═════ Data entries ═════

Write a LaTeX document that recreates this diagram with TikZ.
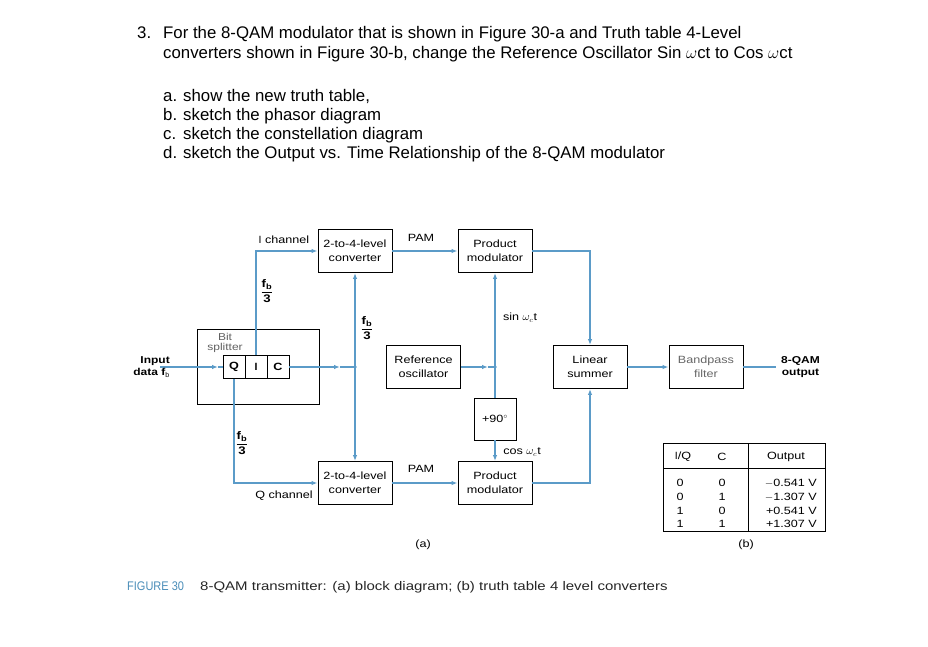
\documentclass[tikz,border=0pt]{standalone}
\usepackage{amsmath}
\usepackage{fontspec}
\setmainfont{Liberation Sans}
\newfontfamily\diafont[FakeStretch=1.2]{Liberation Sans}
\newfontfamily\capfont[FakeStretch=1.2]{Liberation Sans}
\newfontfamily\figfont[FakeStretch=0.88]{Liberation Sans}
\usetikzlibrary{arrows.meta}
\definecolor{wire}{HTML}{5B9BC8}
\definecolor{figblue}{HTML}{4A8DB8}
\begin{document}
\begin{tikzpicture}[x=1pt,y=-1pt,
 blk/.style={draw=black,line width=0.9pt,minimum width=74pt,minimum height=43pt,align=center,font=\diafont\fontsize{10.5}{14}\selectfont,inner sep=1pt},
 cell/.style={draw=black,line width=0.9pt,minimum width=22pt,minimum height=23pt,inner sep=0pt,font=\diafont\fontsize{10.5}{12}\selectfont\bfseries},
 wire/.style={draw=wire,line width=1.3pt},
 arr/.style={wire,-{Latex[length=6pt,width=4.5pt]}},
 dot/.style={circle,fill=wire,inner sep=0pt,minimum size=3.5pt},
 lbl/.style={font=\diafont\fontsize{10.5}{13}\selectfont,inner sep=1pt},
 frac/.style={font=\diafont\fontsize{11}{12}\selectfont\bfseries,inner sep=1pt},
 qtext/.style={anchor=base west,font=\fontsize{16.8}{19}\selectfont,inner sep=0pt}
]
\useasboundingbox (0,0) rectangle (928,647);
% question text
\node[qtext] (q3) at (137,39) {3.};
\node[qtext] (ql1) at (163,39) {For the 8-QAM modulator that is shown in Figure 30-a and Truth table 4-Level};
\node[qtext] (ql2) at (163,59) {converters shown in Figure 30-b, change the Reference Oscillator Sin $\omega$ct to Cos $\omega$ct};
\node[qtext] (qa) at (163,102) {a.};
\node[qtext] (qat) at (183,102) {show the new truth table,};
\node[qtext] (qb) at (163,121) {b.};
\node[qtext] (qbt) at (183,121) {sketch the phasor diagram};
\node[qtext] (qc) at (163,140) {c.};
\node[qtext] (qct) at (183,140) {sketch the constellation diagram};
\node[qtext] (qd) at (163,159) {d.};
\node[qtext] (qdt) at (183,159) {sketch the Output vs. Time Relationship of the 8-QAM modulator};

% blocks
\node[blk] (conv1) at (355,251) {2-to-4-level\\converter};
\node[blk] (conv2) at (355,483) {2-to-4-level\\converter};
\node[blk] (pm1) at (495,251) {Product\\modulator};
\node[blk] (pm2) at (495,483) {Product\\modulator};
\node[blk] (osc) at (423.5,367) {Reference\\oscillator};
\node[blk] (sum) at (590,367) {Linear\\summer};
\node[blk,text=gray!80!black] (bpf) at (706,367) {Bandpass\\filter};
\node[blk,minimum width=42pt,minimum height=42pt] (ninety) at (495,419) {+90$^\circ$};

% bit splitter
\draw[line width=0.9pt] (197,329) rectangle (319,404);
\node[lbl,text=gray!75!black,align=center,font=\diafont\fontsize{10}{10}\selectfont] (bs) at (225,343) {Bit\\splitter};
\node[cell] (cQ) at (234,367) {Q};
\node[cell] (cI) at (256,367) {\rmfamily I};
\node[cell] (cC) at (278,367) {C};

% connectors
\coordinate (in) at (160,367);
\coordinate (inm) at (218,367);
\draw[arr] (in) -- (inm);
\draw[wire] (inm) -- (cQ.west);
\node[lbl,font=\diafont\fontsize{10}{12}\selectfont\bfseries,align=right,anchor=east] (inlbl) at (171,367) {Input\\data f$_\mathrm{b}$};
\draw[arr] (cI.north) |- (conv1.west);
\coordinate (j1) at (355,367);
\coordinate (j1m) at (340,367);
\draw[arr] (cC.east) -- (j1m);
\draw[wire] (j1m) -- (j1);
\draw[arr] (j1) -- (conv1.south);
\draw[arr] (j1) -- (conv2.north);
\draw[arr] (cQ.south) |- (conv2.west);
\draw[arr] (conv1.east) -- (pm1.west);
\draw[arr] (conv2.east) -- (pm2.west);
\coordinate (j2) at (495,367);
\coordinate (j2m) at (488,367);
\draw[arr] (osc.east) -- (j2m);
\draw[wire] (j2m) -- (j2);
\draw[arr] (j2) -- (pm1.south);
\draw[wire] (j2) -- (ninety.north);
\draw[arr] (ninety.south) -- (pm2.north);
\draw[arr] (pm1.east) -| (sum.north);
\draw[arr] (pm2.east) -| (sum.south);
\draw[arr] (sum.east) -- (bpf.west);
\coordinate (outc) at (776,367);
\draw[wire] (bpf.east) -- (outc);
\node[lbl,font=\diafont\fontsize{10}{12}\selectfont\bfseries,align=center,anchor=west] (outlbl) at (780,367) {8-QAM\\output};
\node[dot] (d1) at (j1) {};
\node[dot] (d2) at (j2) {};

% labels
\node[lbl] (ich) at (284,240) {{\rmfamily I} channel};
\node[lbl] (qch) at (284,496) {Q channel};
\node[lbl] (pam1) at (421,238) {PAM};
\node[lbl] (pam2) at (421,469) {PAM};
\node[frac] (fb1) at (267,291) {$\dfrac{\text{f}_\text{b}}{\text{3}}$};
\node[frac] (fb2) at (367,328) {$\dfrac{\text{f}_\text{b}}{\text{3}}$};
\node[frac] (fb3) at (242,443) {$\dfrac{\text{f}_\text{b}}{\text{3}}$};
\node[lbl] (sinl) at (520,318) {sin $\omega_c$t};
\node[lbl] (cosl) at (522,452) {cos $\omega_c$t};
\node[lbl] (la) at (423,545) {(a)};

% truth table
\draw[line width=0.9pt] (663,443) rectangle (825,531);
\draw[line width=0.9pt] (663,468) -- (825,468);
\draw[line width=0.9pt] (748,443) -- (748,531);
\begin{scope}[every node/.style={lbl}]
\node (h1) at (683,457) {{\rmfamily I}/Q};
\node (h2) at (722,457) {C};
\node (h3) at (786,457) {Output};
\node (r11) at (680,483) {0}; \node (r12) at (722,483) {0}; \node[anchor=east] (r13) at (818,483) {$-$0.541 V};
\node (r21) at (680,497) {0}; \node (r22) at (722,497) {1}; \node[anchor=east] (r23) at (818,497) {$-$1.307 V};
\node (r31) at (680,511) {1}; \node (r32) at (722,511) {0}; \node[anchor=east] (r33) at (818,511) {+0.541 V};
\node (r41) at (680,524) {1}; \node (r42) at (722,524) {1}; \node[anchor=east] (r43) at (818,524) {+1.307 V};
\end{scope}
\node[lbl] (lb) at (746,545) {(b)};

% caption
\node[anchor=base west,inner sep=0pt,font=\figfont\fontsize{12.5}{14}\selectfont,text=figblue] (fig) at (127,590) {FIGURE 30};
\node[anchor=base west,inner sep=0pt,font=\capfont\fontsize{12.5}{14}\selectfont,text=black!85] (cap) at (200,590) {8-QAM transmitter: (a) block diagram; (b) truth table 4 level converters};
\end{tikzpicture}
\end{document}
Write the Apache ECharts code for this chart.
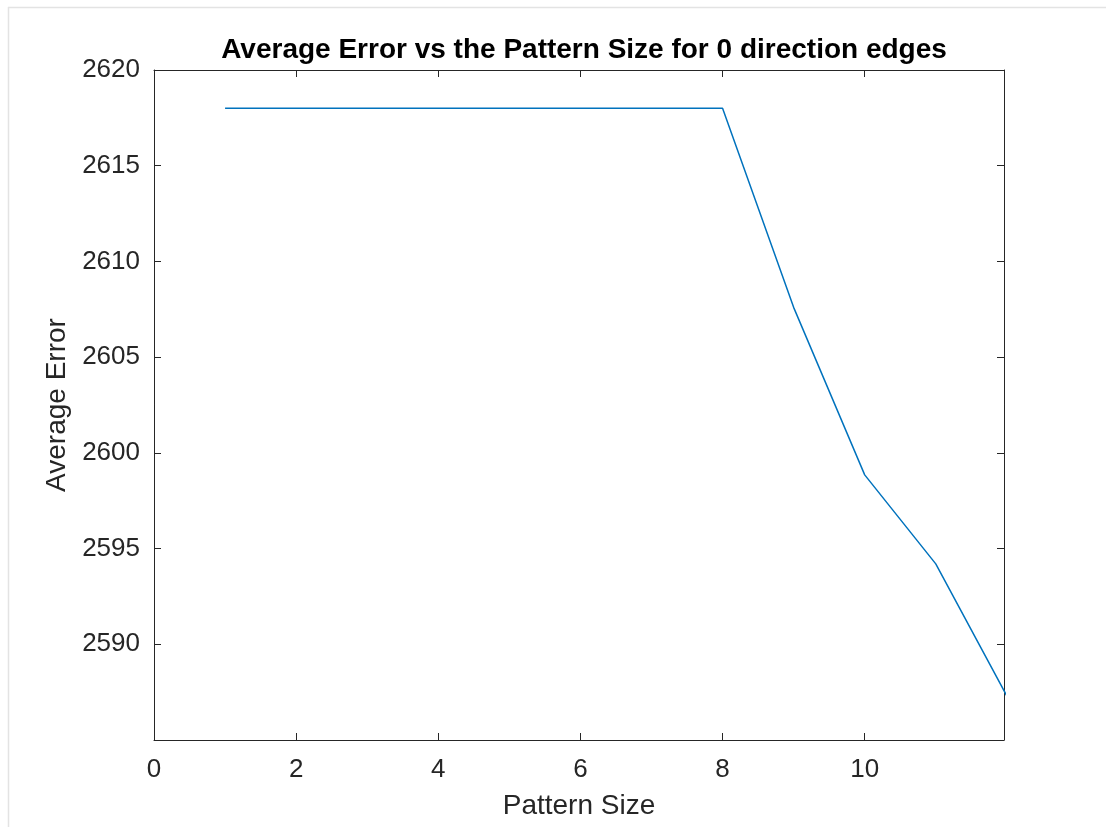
<!DOCTYPE html>
<html>
<head>
<meta charset="utf-8">
<script src="https://cdn.jsdelivr.net/npm/echarts@6/dist/echarts.min.js"></script>
<style>html,body{margin:0;padding:0;background:#fff}#c{width:1106px;height:827px}</style>
</head>
<body>
<div id="c"></div>
<script>
const titleText = 'Average Error vs the Pattern Size for 0 direction edges';
const xName = 'Pattern Size';
const yName = 'Average Error';
const patternSize = [1, 2, 3, 4, 5, 6, 7, 8, 9, 10, 11, 12];
const averageError = [2618, 2618, 2618, 2618, 2618, 2618, 2618, 2618, 2607.6, 2598.85, 2594.2, 2587.3];
const xMin = 0, xMax = 11.96, xStep = 2;
const yMin = 2585, yMax = 2620, yStep = 5;

const font = '"Liberation Sans", Arial, Helvetica, sans-serif';
const axisColor = '#262626';
const chart = echarts.init(document.getElementById('c'), null, {renderer: 'canvas'});
const points = patternSize.map((x, i) => [x, averageError[i]]);

const baseX = {
  type: 'value', min: xMin, max: xMax, interval: xStep,
  axisLine: {show: true, onZero: false, lineStyle: {color: axisColor, width: 1}},
  axisTick: {show: true, inside: true, length: 7, lineStyle: {color: axisColor}},
  splitLine: {show: false}
};
const baseY = {
  type: 'value', min: yMin, max: yMax, interval: yStep,
  axisLine: {show: true, onZero: false, lineStyle: {color: axisColor, width: 1}},
  axisTick: {show: true, inside: true, length: 7, lineStyle: {color: axisColor}},
  splitLine: {show: false}
};

chart.setOption({
  animation: false,
  backgroundColor: '#ffffff',
  title: {
    text: titleText, left: 579, top: 31, textAlign: 'center',
    textStyle: {fontFamily: font, fontSize: 28, fontWeight: 'bold', color: '#000000'}
  },
  grid: {left: 154, right: 102, top: 70, bottom: 87, containLabel: false},
  xAxis: [
    Object.assign({}, baseX, {
      position: 'bottom',
      name: xName, nameLocation: 'middle', nameGap: 52,
      nameTextStyle: {fontFamily: font, fontSize: 28, color: axisColor},
      axisLabel: {fontFamily: font, fontSize: 26, color: axisColor, margin: 17,
        showMaxLabel: false,
        formatter: v => (Math.abs(v - xMax) < 1e-9 ? '' : String(v))}
    }),
    Object.assign({}, baseX, {position: 'top', axisLabel: {show: false}})
  ],
  yAxis: [
    Object.assign({}, baseY, {
      position: 'left',
      name: yName, nameLocation: 'middle', nameGap: 82, nameRotate: 90,
      nameTextStyle: {fontFamily: font, fontSize: 28, color: axisColor},
      axisLabel: {fontFamily: font, fontSize: 26, color: axisColor, margin: 14,
        formatter: v => (v === yMin ? '' : String(v))}
    }),
    Object.assign({}, baseY, {position: 'right', axisLabel: {show: false}})
  ],
  graphic: [
    {type: 'line', silent: true, shape: {x1: 8, y1: 7.5, x2: 1106, y2: 7.5}, style: {stroke: '#e3e3e3', lineWidth: 1.5}},
    {type: 'line', silent: true, shape: {x1: 8.5, y1: 7, x2: 8.5, y2: 827}, style: {stroke: '#e3e3e3', lineWidth: 1.5}}
  ],
  series: [{
    type: 'line', data: points, xAxisIndex: 0, yAxisIndex: 0,
    showSymbol: false, clip: true,
    lineStyle: {color: '#0072BD', width: 1.5}
  }]
});
</script>
</body>
</html>
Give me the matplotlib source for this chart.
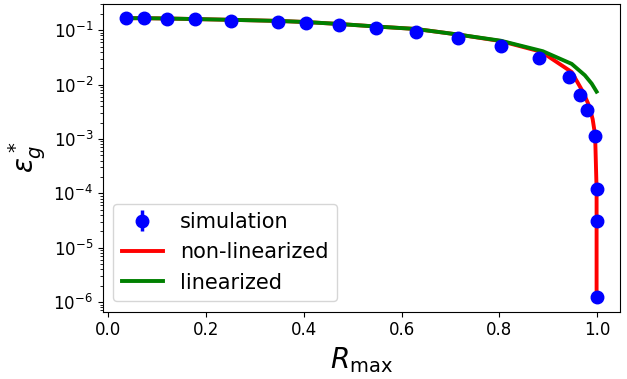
import matplotlib
matplotlib.use('Agg')
import matplotlib.pyplot as plt
import numpy as np

# simulation points
r_sim = [0.037, 0.074, 0.120, 0.177, 0.251, 0.347, 0.405, 0.472, 0.547, 0.630,
         0.716, 0.803, 0.881, 0.942, 0.966, 0.979, 0.996, 0.999, 0.999, 0.999]
eps_sim = [0.166, 0.166, 0.163, 0.158, 0.150, 0.144, 0.136, 0.123, 0.109, 0.093,
           0.072, 0.051, 0.031, 0.0135, 0.0064, 0.0034, 0.00115, 1.18e-4, 3.1e-5, 1.26e-6]
err_sim = [0.003, 0.003, 0.003, 0.003, 0.003, 0.003, 0.003, 0.002, 0.002, 0.002,
           0.002, 0.001, 0.001, 0.0005, 0.0002, 0.0001, 3e-5, 3e-6, 1e-6, 5e-8]

# non-linearized theory
r_nl = [0.037, 0.074, 0.120, 0.177, 0.251, 0.347, 0.405, 0.472, 0.547, 0.630,
        0.716, 0.803, 0.886, 0.948, 0.972, 0.984, 0.991, 0.996, 0.999, 0.999, 0.999]
eps_nl = [0.166, 0.166, 0.164, 0.160, 0.155, 0.148, 0.141, 0.130, 0.117, 0.105,
          0.083, 0.063, 0.040, 0.017, 0.0071, 0.0040, 0.0023, 0.00117, 1.18e-4, 3.1e-5, 1.26e-6]

# linearized theory
r_lin = [0.037, 0.074, 0.120, 0.177, 0.251, 0.347, 0.405, 0.472, 0.547, 0.630,
         0.716, 0.803, 0.889, 0.948, 0.975, 0.989, 0.999]
eps_lin = [0.166, 0.166, 0.164, 0.160, 0.155, 0.148, 0.141, 0.130, 0.117, 0.105,
           0.083, 0.064, 0.041, 0.024, 0.0148, 0.0104, 0.0074]

fig, ax = plt.subplots(figsize=(6.27, 3.79), dpi=100)
fig.subplots_adjust(left=0.164, right=0.989, top=0.99, bottom=0.178)

h_sim = ax.errorbar(r_sim, eps_sim, yerr=err_sim, fmt='o', color='blue', ms=9, lw=2.5,
                    label='simulation', zorder=3)
h_nl, = ax.plot(r_nl, eps_nl, color='red', lw=2.8, label='non-linearized')
h_lin, = ax.plot(r_lin, eps_lin, color='green', lw=2.8, label='linearized')

ax.set_yscale('log')
ax.set_xlabel(r'$R_{\max}$', fontsize=20)
ax.set_ylabel(r'$\varepsilon_g^*$', fontsize=20)
ax.tick_params(labelsize=12)
ax.legend(handles=[h_sim, h_nl, h_lin], loc='lower left', fontsize=15)

fig.savefig('out.png', dpi=100)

═════

● **Aim**:
Set down, without pictures, the lines between the line holding "Give me the matplotlib source for this chart." and the line holding "right=0.989, top=0.99, bottom=0.178)", both inclusive.

● **Worked answer**:
Give me the matplotlib source for this chart.
import matplotlib
matplotlib.use('Agg')
import matplotlib.pyplot as plt
import numpy as np

# simulation points
r_sim = [0.037, 0.074, 0.120, 0.177, 0.251, 0.347, 0.405, 0.472, 0.547, 0.630,
         0.716, 0.803, 0.881, 0.942, 0.966, 0.979, 0.996, 0.999, 0.999, 0.999]
eps_sim = [0.166, 0.166, 0.163, 0.158, 0.150, 0.144, 0.136, 0.123, 0.109, 0.093,
           0.072, 0.051, 0.031, 0.0135, 0.0064, 0.0034, 0.00115, 1.18e-4, 3.1e-5, 1.26e-6]
err_sim = [0.003, 0.003, 0.003, 0.003, 0.003, 0.003, 0.003, 0.002, 0.002, 0.002,
           0.002, 0.001, 0.001, 0.0005, 0.0002, 0.0001, 3e-5, 3e-6, 1e-6, 5e-8]

# non-linearized theory
r_nl = [0.037, 0.074, 0.120, 0.177, 0.251, 0.347, 0.405, 0.472, 0.547, 0.630,
        0.716, 0.803, 0.886, 0.948, 0.972, 0.984, 0.991, 0.996, 0.999, 0.999, 0.999]
eps_nl = [0.166, 0.166, 0.164, 0.160, 0.155, 0.148, 0.141, 0.130, 0.117, 0.105,
          0.083, 0.063, 0.040, 0.017, 0.0071, 0.0040, 0.0023, 0.00117, 1.18e-4, 3.1e-5, 1.26e-6]

# linearized theory
r_lin = [0.037, 0.074, 0.120, 0.177, 0.251, 0.347, 0.405, 0.472, 0.547, 0.630,
         0.716, 0.803, 0.889, 0.948, 0.975, 0.989, 0.999]
eps_lin = [0.166, 0.166, 0.164, 0.160, 0.155, 0.148, 0.141, 0.130, 0.117, 0.105,
           0.083, 0.064, 0.041, 0.024, 0.0148, 0.0104, 0.0074]

fig, ax = plt.subplots(figsize=(6.27, 3.79), dpi=100)
fig.subplots_adjust(left=0.164, right=0.989, top=0.99, bottom=0.178)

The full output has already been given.